Metal on metal hip implant devices have placed an untold number of people at risk, as the grinding of material during movement can lead to the contamination of blood with toxic levels of heavy metals. The buildup of metal in the blood is called metalosis— or metal poisoning— and can have life altering or ending consequences that include severe physical pain, disability, damage to the nervous system and death. These risks were never disclosed to patients, and thousands of claims have been filed against the leading manufacturers of metal on metal hip replacement products due to instances of metalosis linked to hip prosthetics.
The Types of Metal Used in Metal on Metal Hip Replacement Systems are Extremely Dangerous
When pieces of metal grind against one another, very small shavings can be produced that may harm surrounding tissue or make their way into the blood. Our blood already has different metallic compounds within it, but certain metals are toxic to our cells. Those metals, which are found in metal on metal devices include cobalt, chromium, titanium, nickel and molybdenum.
While some people are far more sensitive to these heavy metals than others are, the long term buildup of any toxic metal in the blood is due to have a negative impact on someone’s health. Victims have reported complications ranging from skin diseases to nerve damage to organ damage or even death. The range of conditions that result includes the following.
- Cardiomyopathy— since metalosis can impact the nervous system, it can also impact the signals that are sent to the heart to make sure that it beats in proper rhythm. There are a number of heart conditions that may result.
- Loss of vision— there are varying degrees to which victims may experience vision loss, all the way to blindness.
- Thyroid disease— the thyroid regulates the body’s metabolism and poor thyroid function may cause weight gain, palpitations or mania.
- Loss of hearing— as with vision loss, the degree of hearing loss may vary depending on the extent of the poisoning, but victims may ultimately lose their hearing altogether.
- Mental health problems— metal poisoning can impair the brain in a number of ways. One of them is in the imbalance of signals that regulate our mood, causing conditions such as depression, anxiety, paranoia, mania and more.

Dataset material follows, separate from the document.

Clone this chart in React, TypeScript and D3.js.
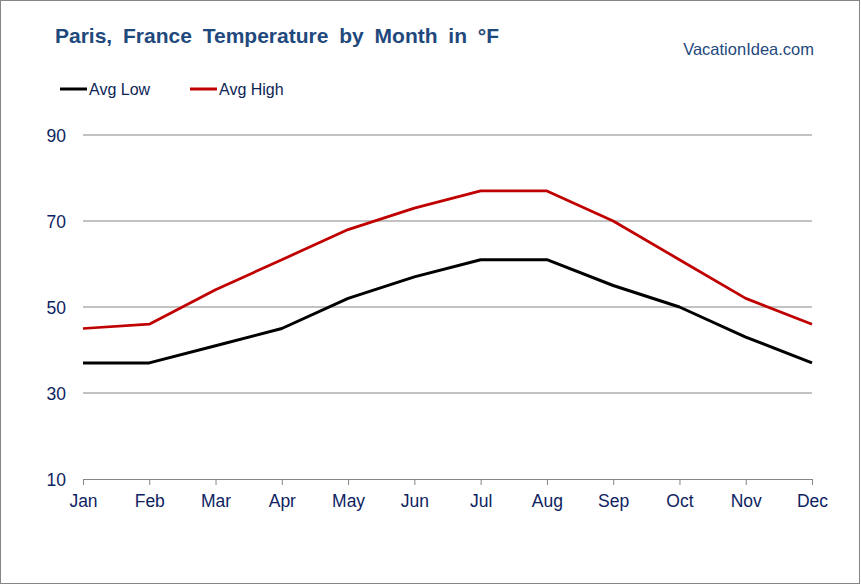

- Neurological disorders— brain damage may also impede the ability to perform normal cognitive functions. Victims may suffer from memory loss, confusion, loss of motor function, inability to concentrate, loss of the ability to speak or understand others and more.
- Skin conditions— rashes are common side effects of metalosis along with a number of other skin diseases.
- Infections— any kind of poisoning weakens the body’s immune response and makes it much easier for people to suffer from infections or to catch communicable diseases.
Regular Blood Monitoring Required to Determine Whether Patients Require Removal of Devices
The risk of metalosis is so significant for patients who have received hip implants that have metal upon metal components that regular blood monitoring is strongly suggested to detect the presence of abnormal levels of toxic metals. Because so much care is needed to ensure patients do not suffer from very serious complications the public has very good reason to be concerned over the use of these metals in the devices to begin with.
Numerous lawsuits have been filed because plaintiffs alleged that the manufacturers took the devices to market prior to confirming they were safe and then that they failed to warn the public of known risks and complications. For some, revision surgery may be the only way for them to completely eliminate the risk of metal poisoning and for many more, it is far too late.